Letter from the editors: Martlet fundraiser

Op-eds Opinions

On Friday, March 23, from 6–9 p.m., the Martlet will host a curated gala featuring content from the past 70 years to commemorate our 70th birthday. The evening will also act as a launch for a six-week GoFundMe campaign to bring the Martlet newsroom into the digital age of journalism.

Over the past few months we’ve noticed that our newsroom equipment has begun—to put it politely—to slow down. We currently have one working computer for 12 editorial staff and a printer that embodies the phrase “patience is a practice.” This is not acceptable for a newspaper that publishes two newspapers per month. On top of our ancient equipment, have you been on our website lately? Our web server seems to enjoy crashing on a consistent basis, and the design, although stylish when the website was most recently refurbished in 2014, is dated.

So, our sob story aside, we’ve decided to do something about it! Ergo the gala and GoFundMe campaign. In this life, some things are too big to carry on your own. As most of us here at the Martlet are students and recent graduates, we decided to turn to the communities we’ve served for the past 70 years and ask for their help to bring us into the digital age.

This is why we are asking for help — we are asking for a boost into the age of digitalization to give us the breathing room to set our paper up for the next era of media (which has already begun).

There are so many exciting opportunities that the Martlet could explore in future years: weekly newsletters, stories with better video and photo integration, accessible commenting sections, and interactive elements on the website to keep the Martlet’s editorial board as close as possible to the students who read our stories.

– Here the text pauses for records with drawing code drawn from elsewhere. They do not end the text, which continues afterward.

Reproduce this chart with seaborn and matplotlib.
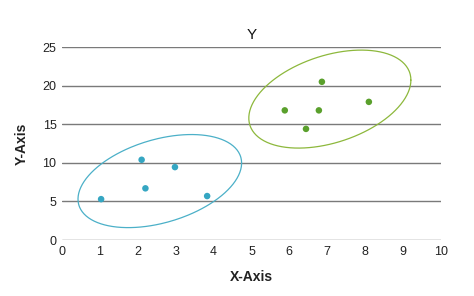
import numpy as np
import pandas as pd
import matplotlib
matplotlib.use("Agg")
import matplotlib.pyplot as plt
import seaborn as sns

# Data
blue_x = [1.03, 2.1, 2.2, 2.98, 3.83]
blue_y = [5.3, 10.4, 6.7, 9.45, 5.7]
green_x = [5.88, 6.44, 6.78, 6.86, 8.1]
green_y = [16.8, 14.4, 16.8, 20.5, 17.9]
x_ticks = [0, 1, 2, 3, 4, 5, 6, 7, 8, 9, 10]
y_ticks = [0, 5, 10, 15, 20, 25]

df = pd.DataFrame({
    "x": blue_x + green_x,
    "y": blue_y + green_y,
    "group": ["blue"] * len(blue_x) + ["green"] * len(green_x),
})

sns.set_theme(style="white")
plt.rcParams['font.family'] = ['Liberation Sans', 'DejaVu Sans']

fig = plt.figure(figsize=(4.74, 2.96), dpi=100)
ax = fig.add_axes([0.131, 0.189, 0.799, 0.652])

sns.scatterplot(data=df, x="x", y="y", hue="group",
                palette={"blue": "#35a6c2", "green": "#5aa02c"},
                s=22, edgecolor="none", legend=False, ax=ax, zorder=3)

def draw_ellipse(cx, cy, px, qy, ry, color):
    t = np.linspace(0, 2 * np.pi, 300)
    ex = cx + px * np.cos(t)
    ey = cy + qy * np.cos(t) + ry * np.sin(t)
    ax.plot(ex, ey, color=color, lw=0.9, zorder=2)

draw_ellipse(2.58, 7.64, 2.16, 2.33, 5.56, "#4bb0c8")
draw_ellipse(7.07, 18.26, 2.14, 2.46, 5.85, "#8db83c")

ax.set_xlim(0, 10)
ax.set_ylim(0, 25)
ax.set_xticks(x_ticks)
ax.set_yticks(y_ticks)
ax.set_xticklabels([str(v) for v in x_ticks], fontsize=9, color="#222222")
ax.set_yticklabels([str(v) for v in y_ticks], fontsize=9, color="#222222")
ax.grid(axis="y", color="#7a7a7a", lw=1.0)
ax.set_axisbelow(True)
for s in ax.spines.values():
    s.set_visible(False)
ax.tick_params(axis="both", length=0, pad=4)

ax.set_title("Y", fontsize=11, color="#111111", pad=6)
ax.set_xlabel("X-Axis", fontsize=10, fontweight="bold", color="#222222", labelpad=9)
ax.set_ylabel("Y-Axis", fontsize=10, fontweight="bold", color="#222222", labelpad=10)

fig.savefig("out.png", dpi=100)
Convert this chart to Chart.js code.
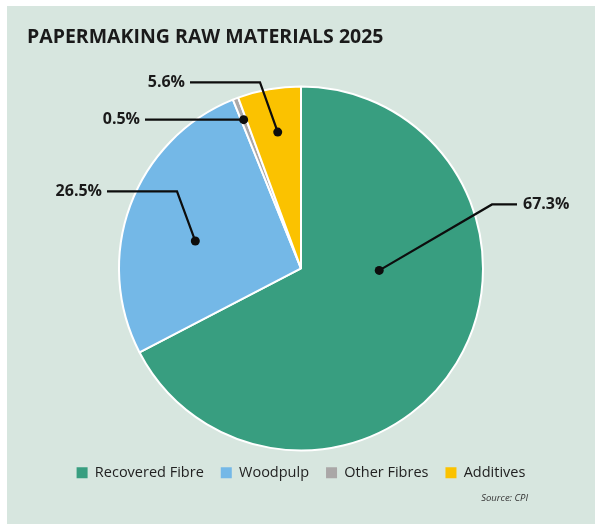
<!DOCTYPE html>
<html>
<head>
<meta charset="utf-8">
<script src="https://cdn.jsdelivr.net/npm/chart.js@4.4.1/dist/chart.umd.min.js"></script>
<style>
  html, body { margin: 0; padding: 0; background: #ffffff; }
  #panel {
    position: absolute; left: 7px; top: 6px;
    width: 588px; height: 518px;
    background: #d7e6df;
  }
</style>
</head>
<body>
<div id="panel"><canvas id="rawChart" width="588" height="518"></canvas></div>
<script>
const categories = ["Recovered Fibre", "Woodpulp", "Other Fibres", "Additives"];
const shares = [67.3, 26.5, 0.5, 5.6];
const sliceColors = ["#389e80", "#74b8e7", "#aaa7a7", "#fbc200"];

// where each leader line starts inside its slice (fraction along the arc, fraction of radius)
// and where it bends / ends, measured from the pie centre
const callouts = [
  { t: 0.377, r: 0.43, bend: [191, -64], end: [216, -64], side: "right" },
  { t: 0.44,  r: 0.60, bend: [-124, -77], end: [-194, -77], side: "left" },
  { t: 0.5,   r: 0.876, bend: null, end: [-156, null], side: "left" },
  { t: 0.52,  r: 0.76, bend: [-41, -186], end: [-111, -186], side: "left" }
];

const leaderLines = {
  id: "leaderLines",
  afterDatasetsDraw(chart) {
    const ctx = chart.ctx;
    const arcs = chart.getDatasetMeta(0).data;
    ctx.save();
    ctx.strokeStyle = "#0d0d0d";
    ctx.fillStyle = "#0d0d0d";
    ctx.lineWidth = 2.2;
    ctx.font = "bold 16px 'Open Sans'";
    ctx.textBaseline = "middle";
    callouts.forEach((c, i) => {
      const arc = arcs[i];
      const a = arc.startAngle + c.t * (arc.endAngle - arc.startAngle);
      const rr = c.r * arc.outerRadius;
      const dx = arc.x + rr * Math.cos(a);
      const dy = arc.y + rr * Math.sin(a);
      const ey = c.end[1] === null ? dy : arc.y + c.end[1];
      const ex = arc.x + c.end[0];
      ctx.beginPath();
      ctx.moveTo(dx, dy);
      if (c.bend) ctx.lineTo(arc.x + c.bend[0], arc.y + c.bend[1]);
      ctx.lineTo(ex, ey);
      ctx.stroke();
      ctx.beginPath();
      ctx.arc(dx, dy, 4.5, 0, Math.PI * 2);
      ctx.fill();
      ctx.fillStyle = "#1a1a1a";
      const txt = shares[i] + "%";
      if (c.side === "right") {
        ctx.textAlign = "left";
        ctx.fillText(txt, ex + 6, ey);
      } else {
        ctx.textAlign = "right";
        ctx.fillText(txt, ex - 5, ey);
      }
      ctx.fillStyle = "#0d0d0d";
    });
    ctx.restore();
  },
  afterDraw(chart) {
    const ctx = chart.ctx;
    ctx.save();
    ctx.font = "italic 9.5px 'Open Sans'";
    ctx.fillStyle = "#333333";
    ctx.textAlign = "right";
    ctx.textBaseline = "middle";
    ctx.fillText("Source: CPI", 521, 492);
    ctx.restore();
  }
};

new Chart(document.getElementById("rawChart"), {
  type: "pie",
  data: {
    labels: categories,
    datasets: [{
      data: shares,
      backgroundColor: sliceColors,
      borderColor: "#ffffff",
      borderWidth: 2
    }]
  },
  options: {
    responsive: false,
    animation: false,
    radius: 182,
    layout: { padding: { left: 20, right: 20, top: 0, bottom: 34 } },
    plugins: {
      title: {
        display: true,
        text: "PAPERMAKING RAW MATERIALS 2025",
        align: "start",
        color: "#1a1a1a",
        font: { family: "'Open Sans'", size: 19.5, weight: "bold" },
        padding: { top: 20, bottom: 39 }
      },
      legend: {
        position: "bottom",
        labels: {
          color: "#222222",
          font: { family: "'Open Sans'", size: 14.5 },
          boxWidth: 11,
          boxHeight: 11,
          padding: 17,
          generateLabels(chart) {
            return categories.map((name, i) => ({
              text: name,
              fillStyle: sliceColors[i],
              strokeStyle: sliceColors[i],
              lineWidth: 0,
              fontColor: "#222222",
              hidden: false,
              index: i
            }));
          }
        }
      },
      tooltip: { enabled: false }
    }
  },
  plugins: [leaderLines]
});
</script>
</body>
</html>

These opportunities are not only exciting but crucial. One of the Martlet’s primary functions is to equip students with the tools they need to pursue fulfilling and powerful lives as professional journalists.

The Martlet teaches students how to scrum, conduct interviews, write, and edit, all while showing them just how hectic, messy, and fun newsrooms should be. Students learn how to take photos; shoot and edit video; and create, maintain, and optimize social media content for their own stories and for the Martlet as a whole.

Donors to the fundraiser are investing in a renovation of the tools we can provide for our staff and volunteers, and these are tools that will be used to continue our longstanding tradition of critical and progressive news reporting.

UVic students already contribute money to the Martlet in the form of their student levy, and we are incredibly appreciative of the funding we receive from students every semester. This money keeps us in a stable financial place, which is a pretty privileged position for a media outlet to find itself in these days.

But our print advertising revenue is declining, and we do not have a good enough website to make up for that with online advertising (nor do we have functional enough computers to effectively manage any sort of website at all).

This is why we are asking for help — we are asking for a boost into the age of digitalization to give us the breathing room to set our paper up for the next era of media (which has already begun).

And while we are excited for this new era, we know that we will head into it as the same publication that has flourished for what is now 70 years, confident in the knowledge of why we exist.

We exist to buck the status quo, whether that’s publishing the federally banned FLQ manifesto in 1970 or publishing genitalia on the cover for the sake of queer acceptance in 1992.

We provide watchful eyes on the university administration and the student government, informing students about a president’s allegedly questionable credentials in 1971 or the students’ society boycott against Maclean’s magazine in 2010.

We are a campus voice but also a community voice, and we are one of the few independent newspapers on southern Vancouver Island.

And we advocate for voices who either experience prejudice from or are excluded from the national media. Without corporate mandates holding us back, we are freer to include Indigenous, LGBTQ2+, and differently abled voices in our newspaper.

We invite everyone to give generously. Whether you have written for the Martlet, been interviewed and quoted (hopefully correctly), or just read a paper, this is your fundraiser for your newspaper. We are independent, student-run, and desperate to make a difference.